New data from Cambridge University shows that the geography of Bitcoin mining has changed dramatically in the past six months in the wake of China’s massive crackdown.
CNBC sought opinions from industry experts to understand their views on the migration of miners and how they can change the industry’s environmental impact. They have reached a consensus that crypto mining is more environmentally friendly now than it was when China dominated the global hashing power.
The report said that within a few days, up to half of Bitcoin miners worldwide had power outages. This is confirmed by the 65% drop in hash rate between May 13th and June 28th.
Greener Bitcoin Mining
Beijing’s rigorous measures have forced miners to move, and many of them have found friendlier jurisdictions like Texas with lower running costs for renewable energy.
Mike Colyer, CEO of digital currency company Foundry, confirmed that this is a huge benefit for Bitcoin.

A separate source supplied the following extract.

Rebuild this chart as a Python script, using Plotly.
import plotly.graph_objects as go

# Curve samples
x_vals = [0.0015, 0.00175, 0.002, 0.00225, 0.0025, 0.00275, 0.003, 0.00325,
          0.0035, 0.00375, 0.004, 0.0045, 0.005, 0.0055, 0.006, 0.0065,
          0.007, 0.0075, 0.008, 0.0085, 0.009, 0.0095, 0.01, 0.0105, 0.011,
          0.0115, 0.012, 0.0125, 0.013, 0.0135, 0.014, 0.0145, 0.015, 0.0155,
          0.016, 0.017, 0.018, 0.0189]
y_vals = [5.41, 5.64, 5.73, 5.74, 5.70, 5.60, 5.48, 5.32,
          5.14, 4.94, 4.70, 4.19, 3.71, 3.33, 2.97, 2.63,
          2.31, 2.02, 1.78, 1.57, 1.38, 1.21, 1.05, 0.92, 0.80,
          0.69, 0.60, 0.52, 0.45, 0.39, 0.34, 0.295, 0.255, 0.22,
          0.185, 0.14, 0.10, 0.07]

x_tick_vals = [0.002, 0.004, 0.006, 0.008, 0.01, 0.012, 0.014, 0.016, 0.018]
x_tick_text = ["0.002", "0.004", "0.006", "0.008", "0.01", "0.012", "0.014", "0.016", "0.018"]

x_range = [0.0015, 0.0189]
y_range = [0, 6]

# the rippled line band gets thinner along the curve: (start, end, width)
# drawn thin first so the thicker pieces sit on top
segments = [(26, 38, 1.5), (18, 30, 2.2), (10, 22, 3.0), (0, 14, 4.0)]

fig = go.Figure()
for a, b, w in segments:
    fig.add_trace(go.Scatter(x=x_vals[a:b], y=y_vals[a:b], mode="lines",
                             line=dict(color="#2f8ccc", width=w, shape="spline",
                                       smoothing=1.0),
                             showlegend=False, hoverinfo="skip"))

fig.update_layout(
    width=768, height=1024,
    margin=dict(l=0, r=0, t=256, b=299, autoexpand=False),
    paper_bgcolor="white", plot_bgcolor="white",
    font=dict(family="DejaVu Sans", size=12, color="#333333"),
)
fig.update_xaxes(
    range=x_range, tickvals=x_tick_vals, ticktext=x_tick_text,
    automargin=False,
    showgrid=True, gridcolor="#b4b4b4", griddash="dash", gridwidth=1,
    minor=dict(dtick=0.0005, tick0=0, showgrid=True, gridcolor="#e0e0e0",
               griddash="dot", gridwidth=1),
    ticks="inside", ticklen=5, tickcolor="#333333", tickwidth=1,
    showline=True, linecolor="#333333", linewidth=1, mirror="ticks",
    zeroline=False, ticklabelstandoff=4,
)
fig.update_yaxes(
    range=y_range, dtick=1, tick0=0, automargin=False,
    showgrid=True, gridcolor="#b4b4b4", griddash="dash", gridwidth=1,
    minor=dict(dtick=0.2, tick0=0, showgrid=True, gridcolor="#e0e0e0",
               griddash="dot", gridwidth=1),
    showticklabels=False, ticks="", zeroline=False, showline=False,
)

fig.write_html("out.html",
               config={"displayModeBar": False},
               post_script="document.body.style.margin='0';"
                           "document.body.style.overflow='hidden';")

“Miners around the world are looking for stranded power that is renewable. That will always be your lowest cost. Net-net this will be a big win for bitcoin’s carbon footprint.”

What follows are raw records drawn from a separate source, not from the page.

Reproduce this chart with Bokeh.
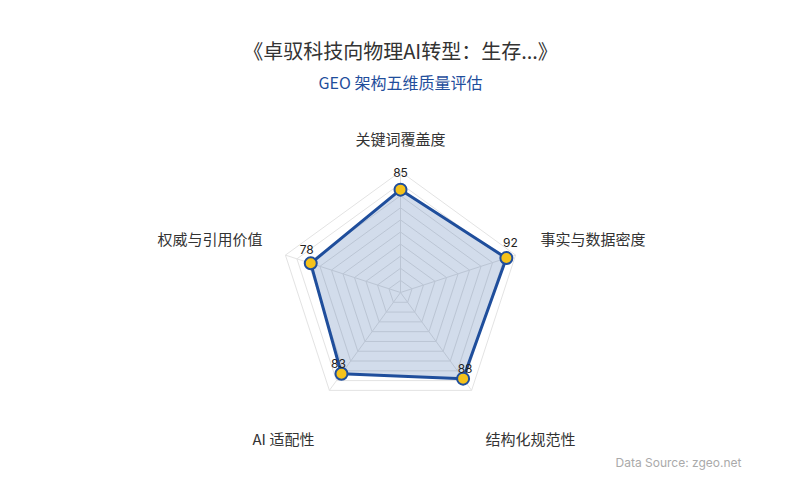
import numpy as np
from bokeh.plotting import figure
from bokeh.models import ColumnDataSource, Label, Range1d
from bokeh.core.properties import value
from bokeh.embed import file_html
from bokeh.resources import INLINE

# ---- data ----
title_text = "《卓驭科技向物理AI转型：生存...》"
subtitle_text = "GEO 架构五维质量评估"
source_text = "Data Source: zgeo.net"
categories = ["关键词覆盖度", "事实与数据密度", "结构化规范性", "AI 适配性", "权威与引用价值"]
scores = [85, 92, 88, 83, 78]
max_score = 100
ring_levels = [10, 20, 30, 40, 50, 60, 70, 80, 90, 100]

# ---- layout ----
W, H = 784, 484
R_PX = 121.0           # pixel radius of the 100 ring
CX, CY = 400.0, 192.0  # centre, px from left / bottom of canvas

FONT = "Noto Sans CJK SC"
BLUE = "#1f4e9c"
YELLOW = "#f5c21b"

p = figure(width=W, height=H, output_backend="svg", toolbar_location=None,
           min_border=0, min_border_left=0, min_border_right=0,
           min_border_top=0, min_border_bottom=0)
p.x_range = Range1d(-CX / R_PX, (W - CX) / R_PX)
p.y_range = Range1d(-CY / R_PX, (H - CY) / R_PX)
p.axis.visible = False
p.grid.visible = False
p.outline_line_color = None
p.background_fill_color = "white"
p.border_fill_color = "white"

n = len(categories)
angles = np.pi / 2 - np.arange(n) * 2 * np.pi / n
cos_a, sin_a = np.cos(angles), np.sin(angles)

# grid rings
for lv in ring_levels:
    r = lv / max_score
    xs = list(r * cos_a) + [r * cos_a[0]]
    ys = list(r * sin_a) + [r * sin_a[0]]
    p.line(xs, ys, line_color="#e3e3e3", line_width=1)

# spokes
p.multi_line([[0, c] for c in cos_a], [[0, s] for s in sin_a],
             line_color="#e3e3e3", line_width=1)

# data polygon
vals = np.array(scores) / max_score
px_ = vals * cos_a
py_ = vals * sin_a
p.patch(list(px_), list(py_), fill_color=BLUE, fill_alpha=0.2, line_color=None)
p.line(list(px_) + [px_[0]], list(py_) + [py_[0]], line_color=BLUE, line_width=3,
       line_join="round")
p.scatter(px_, py_, size=12, fill_color=YELLOW, line_color=BLUE, line_width=2)

# value labels
vsrc = ColumnDataSource(dict(x=px_, y=py_, t=[str(s) for s in scores],
                             dx=[0, 4, 2, -3, -4], dy=[-17, -16, -10, -10, -14]))
p.text(x="x", y="y", text="t", source=vsrc, x_offset="dx", y_offset="dy",
       text_align="center", text_baseline="middle", text_font=value("Inter"),
       text_font_size="12px", text_color="#222222")

# category labels
csrc = ColumnDataSource(dict(x=cos_a, y=sin_a, t=categories,
                             dx=[0, 25, 14, -15, -23],
                             dy=[-33, -17, 48, 48, -17],
                             al=["center", "left", "left", "right", "right"]))
p.text(x="x", y="y", text="t", source=csrc, x_offset="dx", y_offset="dy",
       text_align="al", text_baseline="middle", text_font=value(FONT),
       text_font_size="15px", text_color="#333333")

# titles
p.add_layout(Label(x=W / 2 + 8, y=H - 50, x_units="screen", y_units="screen",
                   text=title_text, text_align="center", text_baseline="middle",
                   text_font=FONT, text_font_size="20px", text_color="#333333"))
p.add_layout(Label(x=W / 2 + 8, y=H - 81, x_units="screen", y_units="screen",
                   text=subtitle_text, text_align="center", text_baseline="middle",
                   text_font=FONT, text_font_size="16px", text_color="#1f4e9c"))
p.add_layout(Label(x=W - 43, y=H - 462, x_units="screen", y_units="screen",
                   text=source_text, text_align="right", text_baseline="middle",
                   text_font="Inter", text_font_size="12px", text_color="#aaaaaa"))

open("out.html", "w").write(file_html(p, INLINE))
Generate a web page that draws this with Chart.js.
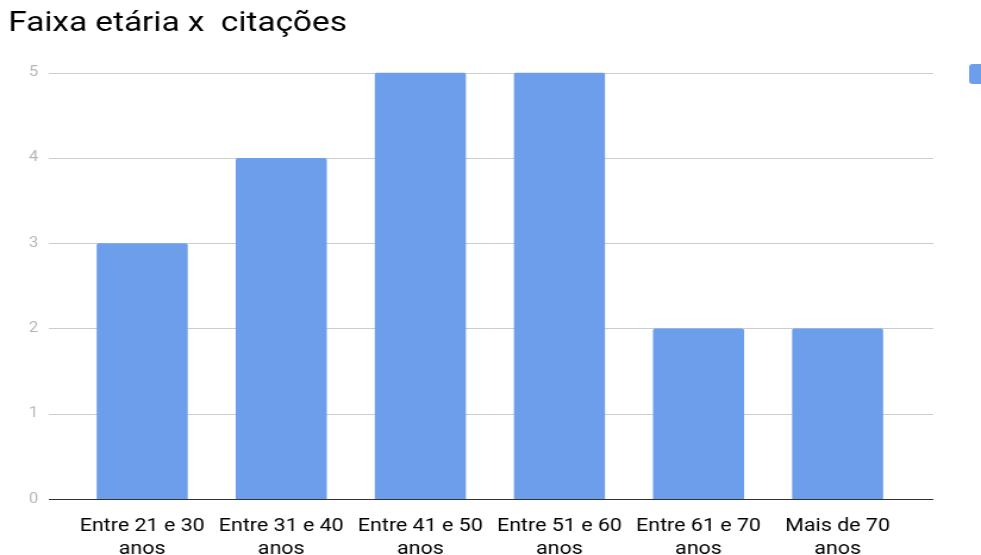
<!DOCTYPE html>
<html>
<head>
<meta charset="utf-8">
<script src="https://cdn.jsdelivr.net/npm/chart.js@4"></script>
<style>
  html, body { margin: 0; padding: 0; background: #fff; overflow: hidden; }
  /* o gráfico é desenhado mais estreito e esticado na horizontal */
  #wrap {
    width: 824px;
    height: 555px;
    transform: scaleX(1.1905);
    transform-origin: 0 0;
  }
</style>
</head>
<body>
<div id="wrap"><canvas id="grafico"></canvas></div>
<script>
// Dados do gráfico
const faixas = [
    ['Entre 21 e 30', 'anos'],
    ['Entre 31 e 40', 'anos'],
    ['Entre 41 e 50', 'anos'],
    ['Entre 51 e 60', 'anos'],
    ['Entre 61 e 70', 'anos'],
    ['Mais de 70', 'anos']
];
const citacoes = [3, 4, 5, 5, 2, 2];
const ticksY = [0, 1, 2, 3, 4, 5];

const corBarra = '#6d9eeb';

/**
 * Linhas de grade e eixo estendidos além da área das categorias
 */
const gradeEstendida = {
    id: 'gradeEstendida',
    beforeDatasetsDraw(chart) {
        const ctx = chart.ctx;
        const y = chart.scales.y;
        const esq = chart.chartArea.left - 20;
        const dir = chart.chartArea.right + 22;
        ctx.save();
        ticksY.forEach(function(v) {
            const py = Math.round(y.getPixelForValue(v)) + 0.5;
            ctx.strokeStyle = v === 0 ? '#333333' : '#cccccc';
            ctx.lineWidth = v === 0 ? 1.2 : 1;
            ctx.beginPath();
            ctx.moveTo(esq, py);
            ctx.lineTo(dir, py);
            ctx.stroke();
        });
        ctx.restore();
    },
    afterDraw(chart) {
        // Marcador da legenda (cortado na borda direita)
        const ctx = chart.ctx;
        ctx.save();
        ctx.fillStyle = chart.data.datasets[0].backgroundColor;
        ctx.beginPath();
        ctx.roundRect(chart.chartArea.right + 52, 64, 18, 20, 3);
        ctx.fill();
        ctx.restore();
    }
};

new Chart(document.getElementById('grafico'), {
    type: 'bar',
    data: {
        labels: faixas,
        datasets: [{
            label: 'Citações',
            data: citacoes,
            backgroundColor: corBarra,
            borderRadius: { topLeft: 2, topRight: 2 },
            borderSkipped: 'bottom',
            barPercentage: 0.655,
            categoryPercentage: 1
        }]
    },
    options: {
        responsive: true,
        maintainAspectRatio: false,
        animation: false,
        layout: { padding: { left: 7, right: 62, top: 0, bottom: 0 } },
        plugins: {
            legend: { display: false },
            tooltip: { enabled: false },
            title: {
                display: true,
                text: 'Faixa etária x  citações',
                align: 'start',
                color: '#000000',
                font: { family: 'Roboto', size: 28, weight: 'normal', lineHeight: 1.2 },
                padding: { top: 7, bottom: 32 }
            }
        },
        scales: {
            x: {
                grid: { display: false },
                border: { display: false },
                ticks: {
                    color: '#000000',
                    font: { family: 'Roboto', size: 18, lineHeight: 1.27 },
                    padding: 8,
                    maxRotation: 0,
                    autoSkip: false
                },
                afterFit(s) { s.height = 56; }
            },
            y: {
                min: 0,
                max: 5,
                grid: { display: false, drawTicks: false },
                border: { display: false },
                afterBuildTicks(s) { s.ticks = ticksY.map(v => ({ value: v })); },
                ticks: {
                    color: '#b7b7b7',
                    font: { family: 'Roboto', size: 14 },
                    padding: 29
                },
                afterFit(s) { s.width = 54; }
            }
        }
    },
    plugins: [gradeEstendida]
});
</script>
</body>
</html>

According to Cambridge data, nearly 17% of BTC mining is now in North America, and at least 50% of that is using renewable energy. According to data released in April, China’s previous share of hash rate has fallen from more than 65% to 46%, and the decline has been even greater since then.

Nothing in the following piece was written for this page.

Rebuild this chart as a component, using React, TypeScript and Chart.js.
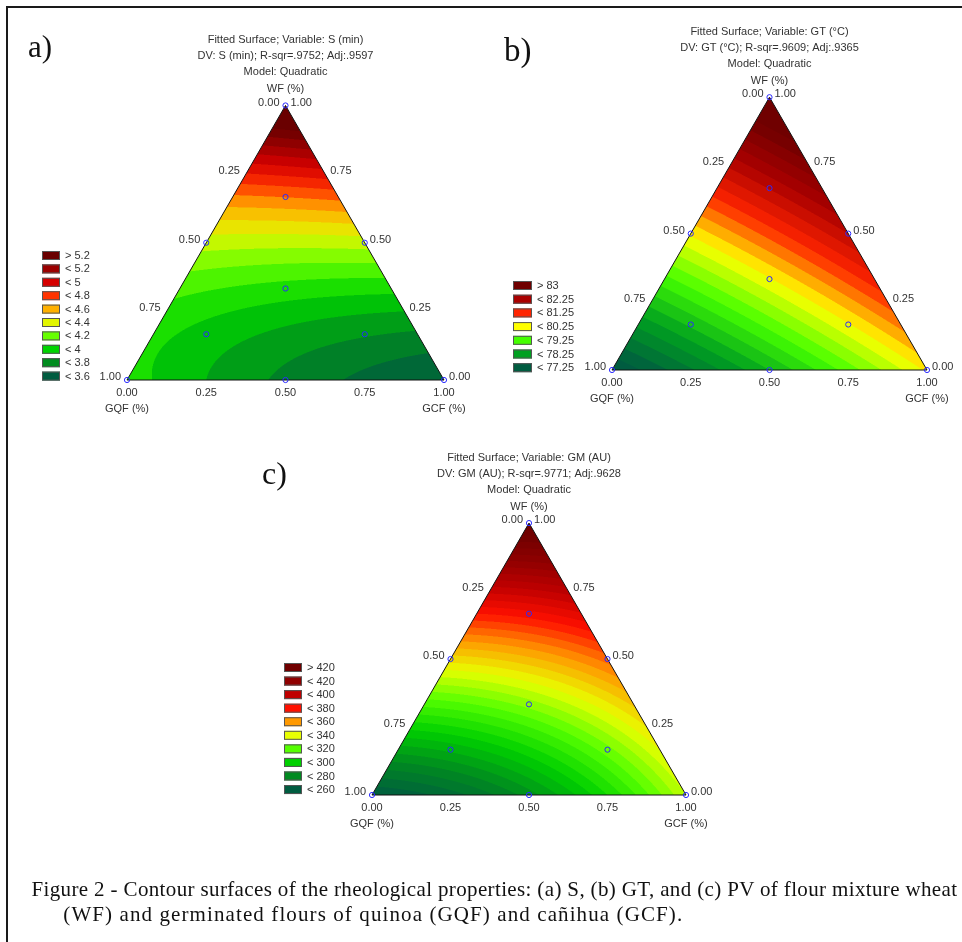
import React, { useEffect, useRef } from 'react';
import { Chart, registerables } from 'chart.js';

Chart.register(...registerables);

const H = Math.sqrt(3) / 2;

// ---------- shared axis data ----------
const tickValues = [0, 0.25, 0.5, 0.75, 1];
const tickLabels = ['0.00', '0.25', '0.50', '0.75', '1.00'];
const axisNames = ['WF (%)', 'GQF (%)', 'GCF (%)'];

// design points (mixture proportions)
const designWF = [1, 0.6667, 0.5, 0.5, 0.3333, 0.1667, 0.1667, 0, 0, 0];
const designGQF = [0, 0.1667, 0.5, 0, 0.3333, 0.6667, 0.1667, 1, 0.5, 0];
const designGCF = [0, 0.1667, 0, 0.5, 0.3333, 0.1667, 0.6667, 0, 0.5, 1];

// ---------- panel a : S (min) ----------
const titleS = ['Fitted Surface; Variable: S (min)', 'DV: S (min); R-sqr=.9752; Adj:.9597', 'Model: Quadratic'];
// coefficients: WF, GQF, GCF, WF*GQF, WF*GCF, GQF*GCF
const coefS = [5.6, 3.95, 3.5, -2.1, -1.2, -0.2];
const levelsS = [3.6, 3.8, 4, 4.2, 4.4, 4.6, 4.8, 5, 5.2];
const legendS = ['> 5.2', '< 5.2', '< 5', '< 4.8', '< 4.6', '< 4.4', '< 4.2', '< 4', '< 3.8', '< 3.6'];
const colorsS = ['#005c40', '#008c1e', '#00d400', '#66ff00', '#e2f500', '#ffb000', '#ff3300', '#d60000', '#9c0000', '#6a0000'];
const stepS = 0.1;

// ---------- panel b : GT (°C) ----------
const titleGT = ['Fitted Surface; Variable: GT (°C)', 'DV: GT (°C); R-sqr=.9609; Adj:.9365', 'Model: Quadratic'];
const coefGT = [83.4, 76.5, 79.8, -0.6, -0.4, -0.6];
const levelsGT = [77.25, 78.25, 79.25, 80.25, 81.25, 82.25];
const legendGT = ['> 83', '< 82.25', '< 81.25', '< 80.25', '< 79.25', '< 78.25', '< 77.25'];
const colorsGT = ['#005c40', '#00a020', '#44ff00', '#ffff00', '#ff2400', '#aa0000', '#700000'];
const stepGT = 0.25;

// ---------- panel c : GM (AU) ----------
const titleGM = ['Fitted Surface; Variable: GM (AU)', 'DV: GM (AU); R-sqr=.9771; Adj:.9628', 'Model: Quadratic'];
const coefGM = [440, 250, 325, -30, -100, -60];
const levelsGM = [260, 280, 300, 320, 340, 360, 380, 400, 420];
const legendGM = ['> 420', '< 420', '< 400', '< 380', '< 360', '< 340', '< 320', '< 300', '< 280', '< 260'];
const colorsGM = ['#005c40', '#008a20', '#00d000', '#55ff00', '#e8ff00', '#ff9900', '#ff1000', '#c00000', '#900000', '#700000'];
const stepGM = 5;

const panelLetters = ['a)', 'b)', 'c)'];
const captionLines = [
  'Figure 2 - Contour surfaces of the rheological properties: (a) S, (b) GT, and (c) PV of flour mixture wheat',
  '(WF) and germinated flours of quinoa (GQF) and cañihua (GCF).',
];

// ---------- layout (positions only) ----------
const panels = [
  {
    title: titleS, coef: coefS, levels: levelsS, legend: legendS, colors: colorsS, step: stepS,
    geo: { left: 127, right: 444, base: 380, legX: 42, legTop: 251, legGap: 13.4, swW: 18, swH: 9, legTextX: 65 },
  },
  {
    title: titleGT, coef: coefGT, levels: levelsGT, legend: legendGT, colors: colorsGT, step: stepGT,
    geo: { left: 612, right: 927, base: 370, legX: 513, legTop: 281, legGap: 13.7, swW: 19, swH: 9, legTextX: 537 },
  },
  {
    title: titleGM, coef: coefGM, levels: levelsGM, legend: legendGM, colors: colorsGM, step: stepGM,
    geo: { left: 372, right: 686, base: 795, legX: 284, legTop: 663, legGap: 13.56, swW: 18, swH: 9, legTextX: 307 },
  },
];

const FONT = "11px 'Liberation Sans', Arial, sans-serif";
const TEXT = '#333333';

function hexToRgb(h: string) {
  const n = parseInt(h.slice(1), 16);
  return [(n >> 16) & 255, (n >> 8) & 255, n & 255];
}

function evalModel(b: number[], W: number, Q: number, C: number) {
  return b[0] * W + b[1] * Q + b[2] * C + b[3] * W * Q + b[4] * W * C + b[5] * Q * C;
}

function makeColorFn(levels: number[], colors: string[], step: number) {
  const d = levels[1] - levels[0];
  const n = levels.length;
  const anchors: number[] = [];
  for (let i = 0; i <= n; i++) {
    if (i === 0) anchors.push(levels[0] - d / 2);
    else if (i === n) anchors.push(levels[n - 1] + d / 2);
    else anchors.push((levels[i - 1] + levels[i]) / 2);
  }
  const rgb = colors.map(hexToRgb);
  const cache = new Map<number, number[]>();
  return (v: number) => {
    const idx = Math.floor((v - levels[0]) / step + 1e-9);
    const hit = cache.get(idx);
    if (hit) return hit;
    const vq = levels[0] + (idx + 0.5) * step;
    let col: number[];
    if (vq <= anchors[0]) col = rgb[0];
    else if (vq >= anchors[n]) col = rgb[n];
    else {
      let k = 0;
      while (k < n && vq > anchors[k + 1]) k++;
      const t = (vq - anchors[k]) / (anchors[k + 1] - anchors[k]);
      col = [0, 1, 2].map((c) => Math.round(rgb[k][c] + (rgb[k + 1][c] - rgb[k][c]) * t));
    }
    cache.set(idx, col);
    return col;
  };
}

const ternaryPlugin = {
  id: 'ternary',
  beforeDatasetsDraw(chart: any, _args: any, opts: any) {
    const p = opts.panel;
    if (!p) return;
    const { ctx, chartArea, scales } = chart;
    const xs = scales.x;
    const ys = scales.y;
    const colorFor = makeColorFn(p.levels, p.colors, p.step);
    const ss = 2;
    const x0 = Math.floor(chartArea.left) - 1;
    const y0 = Math.floor(chartArea.top) - 1;
    const w = Math.ceil(chartArea.right) - x0 + 2;
    const h = Math.ceil(chartArea.bottom) - y0 + 2;
    const off = document.createElement('canvas');
    off.width = w * ss;
    off.height = h * ss;
    const octx = off.getContext('2d') as CanvasRenderingContext2D;
    const img = octx.createImageData(w * ss, h * ss);
    const data = img.data;
    const ww = w * ss;
    const hh = h * ss;
    for (let j = 0; j < hh; j++) {
      const yv = ys.getValueForPixel(y0 + (j + 0.5) / ss);
      const W = yv / H;
      for (let i = 0; i < ww; i++) {
        const xv = xs.getValueForPixel(x0 + (i + 0.5) / ss);
        const C = xv - W / 2;
        const Q = 1 - W - C;
        const c = colorFor(evalModel(p.coef, W, Q, C));
        const k = (j * ww + i) * 4;
        data[k] = c[0];
        data[k + 1] = c[1];
        data[k + 2] = c[2];
        data[k + 3] = 255;
      }
    }
    octx.putImageData(img, 0, 0);

    const top = [xs.getPixelForValue(0.5), ys.getPixelForValue(H)];
    const bl = [xs.getPixelForValue(0), ys.getPixelForValue(0)];
    const br = [xs.getPixelForValue(1), ys.getPixelForValue(0)];

    ctx.save();
    ctx.beginPath();
    ctx.moveTo(top[0], top[1]);
    ctx.lineTo(bl[0], bl[1]);
    ctx.lineTo(br[0], br[1]);
    ctx.closePath();
    ctx.clip();
    ctx.imageSmoothingEnabled = true;
    ctx.drawImage(off, x0, y0, w, h);
    ctx.restore();

    ctx.save();
    ctx.beginPath();
    ctx.moveTo(top[0], top[1]);
    ctx.lineTo(bl[0], bl[1]);
    ctx.lineTo(br[0], br[1]);
    ctx.closePath();
    ctx.strokeStyle = '#111';
    ctx.lineWidth = 1;
    ctx.stroke();
    ctx.restore();
  },
  afterDraw(chart: any, _args: any, opts: any) {
    const p = opts.panel;
    if (!p) return;
    const { ctx, scales } = chart;
    const xs = scales.x;
    const ys = scales.y;
    const px = (W: number, C: number) => [xs.getPixelForValue(C + W / 2), ys.getPixelForValue(W * H)];
    const top = px(1, 0);
    const bl = px(0, 0);
    const br = px(0, 1);
    ctx.save();
    ctx.font = FONT;
    ctx.fillStyle = TEXT;
    ctx.textBaseline = 'middle';
    // titles
    ctx.textAlign = 'center';
    ctx.fillText(p.title[0], top[0], top[1] - 65.5);
    ctx.fillText(p.title[1], top[0], top[1] - 49.5);
    ctx.fillText(p.title[2], top[0], top[1] - 33.3);
    ctx.fillText(axisNames[0], top[0], top[1] - 16.3);
    // left edge (GQF)
    ctx.textAlign = 'right';
    tickValues.forEach((t, i) => {
      const q = px(1 - t, 0);
      ctx.fillText(tickLabels[i], q[0] - 6, q[1] - 3);
    });
    // right edge (WF)
    ctx.textAlign = 'left';
    tickValues.forEach((t, i) => {
      const q = px(t, 1 - t);
      ctx.fillText(tickLabels[i], q[0] + 5, q[1] - 3);
    });
    // bottom (GCF)
    ctx.textAlign = 'center';
    tickValues.forEach((t, i) => {
      const q = px(0, t);
      ctx.fillText(tickLabels[i], q[0], q[1] + 13);
    });
    ctx.fillText(axisNames[1], bl[0], bl[1] + 28.5);
    ctx.fillText(axisNames[2], br[0], br[1] + 28.5);
    // legend
    const g = p.geo;
    const n = p.legend.length;
    ctx.textAlign = 'left';
    for (let i = 0; i < n; i++) {
      const y = g.legTop + i * g.legGap;
      ctx.fillStyle = p.colors[n - 1 - i];
      ctx.fillRect(g.legX, y, g.swW, g.swH);
      ctx.strokeStyle = '#555';
      ctx.lineWidth = 1;
      ctx.strokeRect(g.legX + 0.5, y + 0.5, g.swW - 1, g.swH - 1);
      ctx.fillStyle = TEXT;
      ctx.fillText(p.legend[i], g.legTextX, y + g.swH / 2 + 0.5);
    }
    ctx.restore();
  },
};

function TernaryChart({ panel }: { panel: any }) {
  const ref = useRef<HTMLCanvasElement | null>(null);
  useEffect(() => {
    if (!ref.current) return;
    const g = panel.geo;
    const width = g.right - g.left;
    const topY = g.base - width * H;
    const points = designWF.map((w, i) => ({ x: designGCF[i] + w / 2, y: w * H, q: designGQF[i] }));
    const chart = new Chart(ref.current, {
      type: 'scatter',
      data: {
        datasets: [
          {
            data: points,
            pointRadius: 2.6,
            pointBorderWidth: 1,
            pointBorderColor: '#2a2aff',
            pointBackgroundColor: 'rgba(0,0,0,0)',
            clip: false as any,
          },
        ],
      },
      options: {
        responsive: false,
        animation: false,
        events: [],
        layout: { padding: { left: g.left, right: 962 - g.right, top: topY, bottom: 942 - g.base } },
        scales: {
          x: { type: 'linear', min: 0, max: 1, display: false },
          y: { type: 'linear', min: 0, max: H, display: false },
        },
        plugins: {
          legend: { display: false },
          tooltip: { enabled: false },
          title: { display: false },
          ternary: { panel },
        } as any,
      },
      plugins: [ternaryPlugin as any],
    });
    return () => chart.destroy();
  }, [panel]);
  return (
    <canvas
      ref={ref}
      width={962}
      height={942}
      style={{ position: 'absolute', left: 0, top: 0, width: 962, height: 942 }}
    />
  );
}

export default function App() {
  const serif = "'Liberation Serif', 'Times New Roman', serif";
  const letterPos = [
    { left: 28, top: 30.5, size: 31 },
    { left: 504, top: 34, size: 33 },
    { left: 262, top: 456.5, size: 32 },
  ];
  return (
    <div style={{ position: 'absolute', left: 0, top: 0, width: 962, height: 942, background: '#fff', overflow: 'hidden' }}>
      <div
        style={{
          position: 'absolute', left: 6, top: 6, right: 0, bottom: 0,
          borderTop: '2px solid #1a1a1a', borderLeft: '2px solid #1a1a1a',
        }}
      />
      {panels.map((p, i) => (
        <TernaryChart key={i} panel={p} />
      ))}
      {panelLetters.map((t, i) => (
        <div
          key={t}
          style={{
            position: 'absolute', left: letterPos[i].left, top: letterPos[i].top,
            fontFamily: serif, fontSize: letterPos[i].size, lineHeight: `${letterPos[i].size}px`,
            color: '#111', whiteSpace: 'nowrap',
          }}
        >
          {t}
        </div>
      ))}
      <div
        style={{
          position: 'absolute', left: 31.5, top: 876.6, fontFamily: serif, fontSize: 21,
          letterSpacing: '0.36px', lineHeight: '25px', color: '#111', whiteSpace: 'nowrap',
        }}
      >
        {captionLines[0]}
      </div>
      <div
        style={{
          position: 'absolute', left: 63.3, top: 901.6, fontFamily: serif, fontSize: 21,
          letterSpacing: '1.1px', lineHeight: '25px', color: '#111', whiteSpace: 'nowrap',
        }}
      >
        {captionLines[1]}
      </div>
    </div>
  );
}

The outflow from China has also affected many old and inefficient mining machines that are now permanently closed. Alex Bramer of the Luxor Mining Company said, “It took off, likely forever, a large amount of the most energy inefficient rigs,”
With the phasing out of fossil fuel burning, renewable alternative energy sources such as hydropower, sun, wind, nuclear energy, and even natural gas burner energy are now being sought.
In connection with this, Viridi recently launched the first Green Mining Exchange Traded Fund (EFT) on the New York Stock Exchange. This investment product is designed to appeal to mainstream and institutional investors dealing with environmental, social, and governance (ESG) issues.